- Source material:

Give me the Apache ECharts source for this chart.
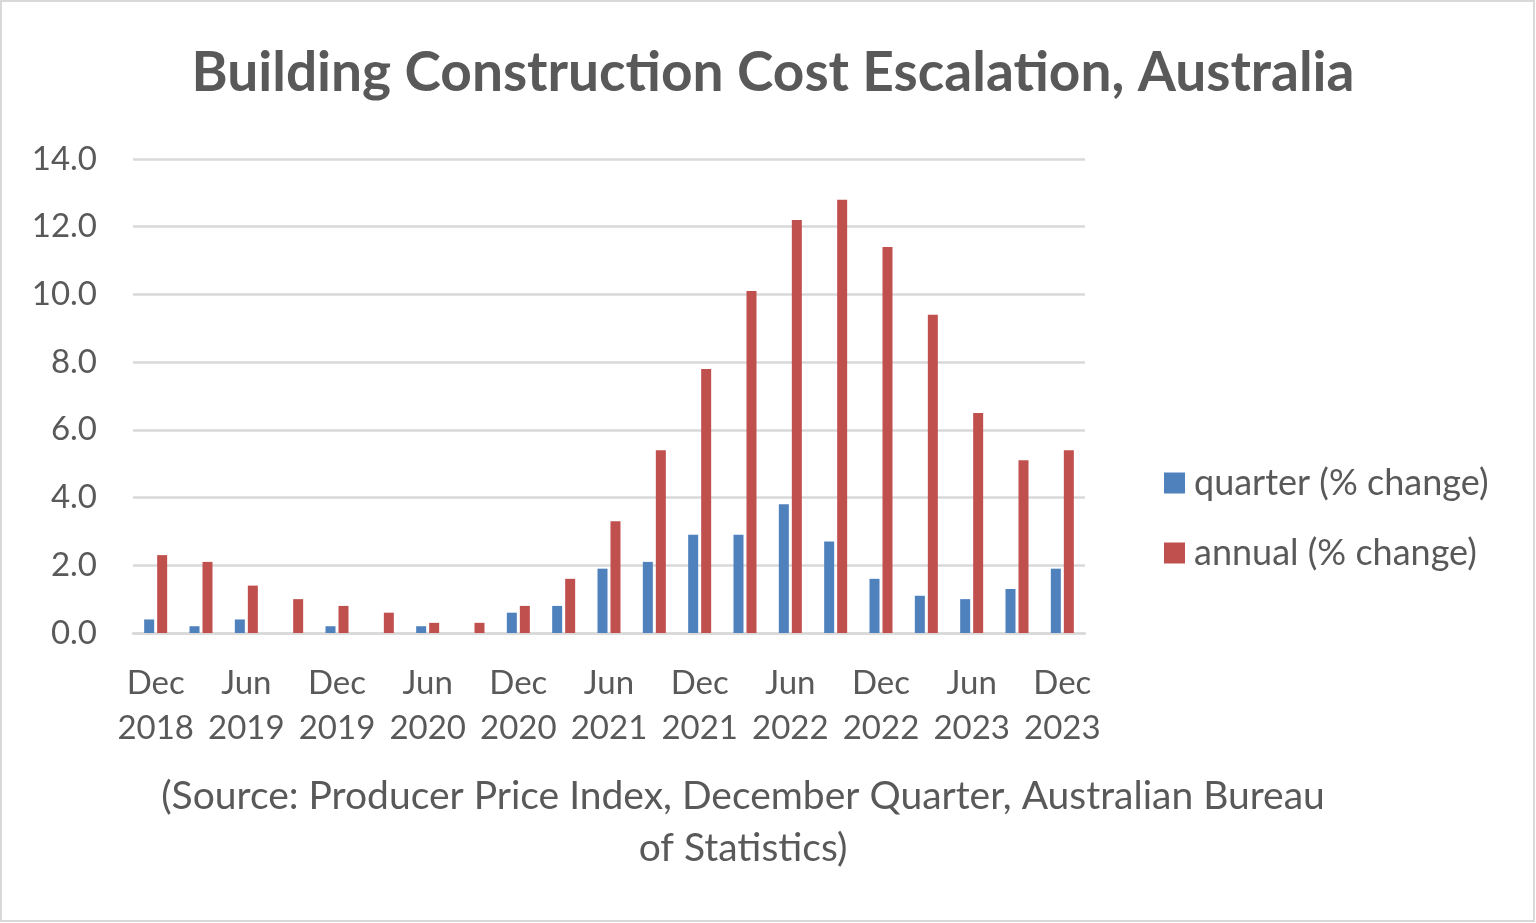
<!DOCTYPE html>
<html>
<head>
<meta charset="utf-8">
<script src="https://cdn.jsdelivr.net/npm/echarts@6/dist/echarts.min.js"></script>
<style>
  html, body { margin: 0; padding: 0; background: #fff; }
  #view1 { width: 1536px; height: 923px; }
</style>
</head>
<body>
<div id="view1"></div>
<script>
var quarters = ["Dec\n2018", "Mar\n2019", "Jun\n2019", "Sep\n2019", "Dec\n2019", "Mar\n2020", "Jun\n2020",
  "Sep\n2020", "Dec\n2020", "Mar\n2021", "Jun\n2021", "Sep\n2021", "Dec\n2021", "Mar\n2022", "Jun\n2022",
  "Sep\n2022", "Dec\n2022", "Mar\n2023", "Jun\n2023", "Sep\n2023", "Dec\n2023"];
var quarterChange = [0.4, 0.2, 0.4, 0, 0.2, 0, 0.2, 0, 0.6, 0.8, 1.9, 2.1, 2.9, 2.9, 3.8, 2.7, 1.6, 1.1, 1.0, 1.3, 1.9];
var annualChange = [2.3, 2.1, 1.4, 1.0, 0.8, 0.6, 0.3, 0.3, 0.8, 1.6, 3.3, 5.4, 7.8, 10.1, 12.2, 12.8, 11.4, 9.4, 6.5, 5.1, 5.4];

var font = "Lato";
var grey = "#595959";

var option = {
  animation: false,
  textStyle: { fontFamily: font },
  title: [{
    text: "Building Construction Cost Escalation, Australia",
    left: 768,
    textAlign: "center",
    top: 41,
    textStyle: { fontFamily: font, fontSize: 55, fontWeight: "bold", color: grey }
  },
  {
    text: "(Source: Producer Price Index, December Quarter, Australian Bureau\nof Statistics)",
    left: 738,
    textAlign: "center",
    top: 765,
    textStyle: { fontFamily: font, fontSize: 39, fontWeight: "normal", color: grey, lineHeight: 52 }
  }
  ],
  graphic: [{
    type: "rect",
    shape: { x: 1, y: 1, width: 1533, height: 920 },
    style: { fill: "none", stroke: "#d9d9d9", lineWidth: 2 },
    silent: true
  }],
  legend: {
    data: ["quarter (% change)", "annual (% change)"],
    orient: "vertical",
    left: 1159,
    top: 460,
    itemWidth: 21,
    itemHeight: 21,
    itemGap: 34,
    icon: "rect",
    textStyle: { fontFamily: font, fontSize: 36, color: grey, padding: [0, 0, 0, 4] }
  },
  grid: {
    left: 133,
    right: 451,
    top: 159,
    bottom: 290
  },
  xAxis: {
    type: "category",
    data: quarters,
    axisLine: { lineStyle: { color: "#d9d9d9", width: 2.5 } },
    axisTick: { show: false },
    axisLabel: {
      interval: 1,
      fontFamily: font,
      fontSize: 33,
      color: grey,
      lineHeight: 45,
      margin: 28
    }
  },
  yAxis: {
    type: "value",
    min: 0,
    max: 14,
    interval: 2,
    axisLine: { show: false },
    axisTick: { show: false },
    splitLine: { lineStyle: { color: "#d9d9d9", width: 2.5 } },
    axisLabel: {
      formatter: function (v) { return v.toFixed(1); },
      fontFamily: font,
      fontSize: 33,
      color: grey,
      margin: 36
    }
  },
  series: [
    {
      name: "quarter (% change)",
      type: "bar",
      data: quarterChange,
      barWidth: 10,
      barGap: "30%",
      itemStyle: { color: "#4f81bd" }
    },
    {
      name: "annual (% change)",
      type: "bar",
      data: annualChange,
      barWidth: 10,
      barGap: "30%",
      itemStyle: { color: "#c0504d" }
    }
  ]
};

echarts.init(document.getElementById("view1")).setOption(option);
</script>
</body>
</html>
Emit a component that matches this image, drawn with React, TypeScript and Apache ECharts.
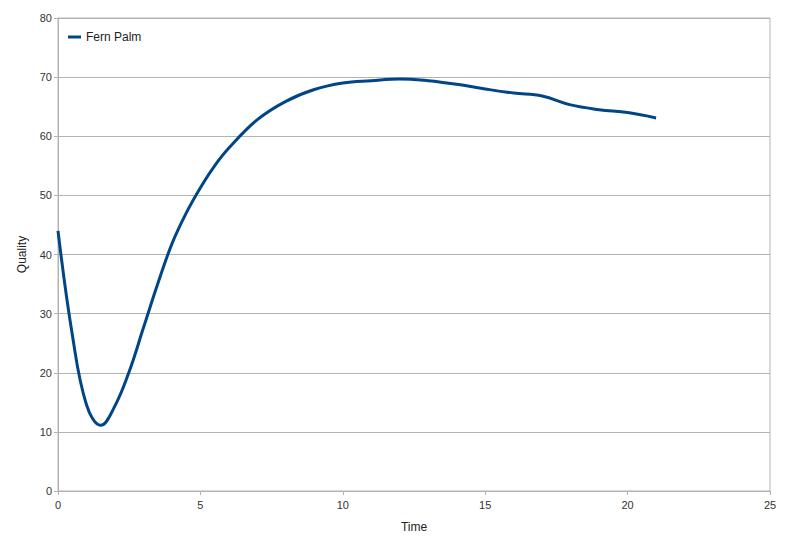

- Task brief:
Images in the data above are to be skipped. Retype all other material exactly.

- Exercise result:
Give me the Apache ECharts source for this chart.
<!DOCTYPE html>
<html>
<head>
<meta charset="utf-8">
<script src="https://cdn.jsdelivr.net/npm/echarts@6/dist/echarts.min.js"></script>
<style>
  html, body { margin: 0; padding: 0; background: #fff; }
  #view1 { width: 1536px; height: 923px; }
</style>
</head>
<body>
<div id="view1"></div>
<script>
var quarters = ["Dec\n2018", "Mar\n2019", "Jun\n2019", "Sep\n2019", "Dec\n2019", "Mar\n2020", "Jun\n2020",
  "Sep\n2020", "Dec\n2020", "Mar\n2021", "Jun\n2021", "Sep\n2021", "Dec\n2021", "Mar\n2022", "Jun\n2022",
  "Sep\n2022", "Dec\n2022", "Mar\n2023", "Jun\n2023", "Sep\n2023", "Dec\n2023"];
var quarterChange = [0.4, 0.2, 0.4, 0, 0.2, 0, 0.2, 0, 0.6, 0.8, 1.9, 2.1, 2.9, 2.9, 3.8, 2.7, 1.6, 1.1, 1.0, 1.3, 1.9];
var annualChange = [2.3, 2.1, 1.4, 1.0, 0.8, 0.6, 0.3, 0.3, 0.8, 1.6, 3.3, 5.4, 7.8, 10.1, 12.2, 12.8, 11.4, 9.4, 6.5, 5.1, 5.4];

var font = "Lato";
var grey = "#595959";

var option = {
  animation: false,
  textStyle: { fontFamily: font },
  title: [{
    text: "Building Construction Cost Escalation, Australia",
    left: 768,
    textAlign: "center",
    top: 41,
    textStyle: { fontFamily: font, fontSize: 55, fontWeight: "bold", color: grey }
  },
  {
    text: "(Source: Producer Price Index, December Quarter, Australian Bureau\nof Statistics)",
    left: 738,
    textAlign: "center",
    top: 765,
    textStyle: { fontFamily: font, fontSize: 39, fontWeight: "normal", color: grey, lineHeight: 52 }
  }
  ],
  graphic: [{
    type: "rect",
    shape: { x: 1, y: 1, width: 1533, height: 920 },
    style: { fill: "none", stroke: "#d9d9d9", lineWidth: 2 },
    silent: true
  }],
  legend: {
    data: ["quarter (% change)", "annual (% change)"],
    orient: "vertical",
    left: 1159,
    top: 460,
    itemWidth: 21,
    itemHeight: 21,
    itemGap: 34,
    icon: "rect",
    textStyle: { fontFamily: font, fontSize: 36, color: grey, padding: [0, 0, 0, 4] }
  },
  grid: {
    left: 133,
    right: 451,
    top: 159,
    bottom: 290
  },
  xAxis: {
    type: "category",
    data: quarters,
    axisLine: { lineStyle: { color: "#d9d9d9", width: 2.5 } },
    axisTick: { show: false },
    axisLabel: {
      interval: 1,
      fontFamily: font,
      fontSize: 33,
      color: grey,
      lineHeight: 45,
      margin: 28
    }
  },
  yAxis: {
    type: "value",
    min: 0,
    max: 14,
    interval: 2,
    axisLine: { show: false },
    axisTick: { show: false },
    splitLine: { lineStyle: { color: "#d9d9d9", width: 2.5 } },
    axisLabel: {
      formatter: function (v) { return v.toFixed(1); },
      fontFamily: font,
      fontSize: 33,
      color: grey,
      margin: 36
    }
  },
  series: [
    {
      name: "quarter (% change)",
      type: "bar",
      data: quarterChange,
      barWidth: 10,
      barGap: "30%",
      itemStyle: { color: "#4f81bd" }
    },
    {
      name: "annual (% change)",
      type: "bar",
      data: annualChange,
      barWidth: 10,
      barGap: "30%",
      itemStyle: { color: "#c0504d" }
    }
  ]
};

echarts.init(document.getElementById("view1")).setOption(option);
</script>
</body>
</html>
Emit a component that matches this image, drawn with React, TypeScript and Apache ECharts.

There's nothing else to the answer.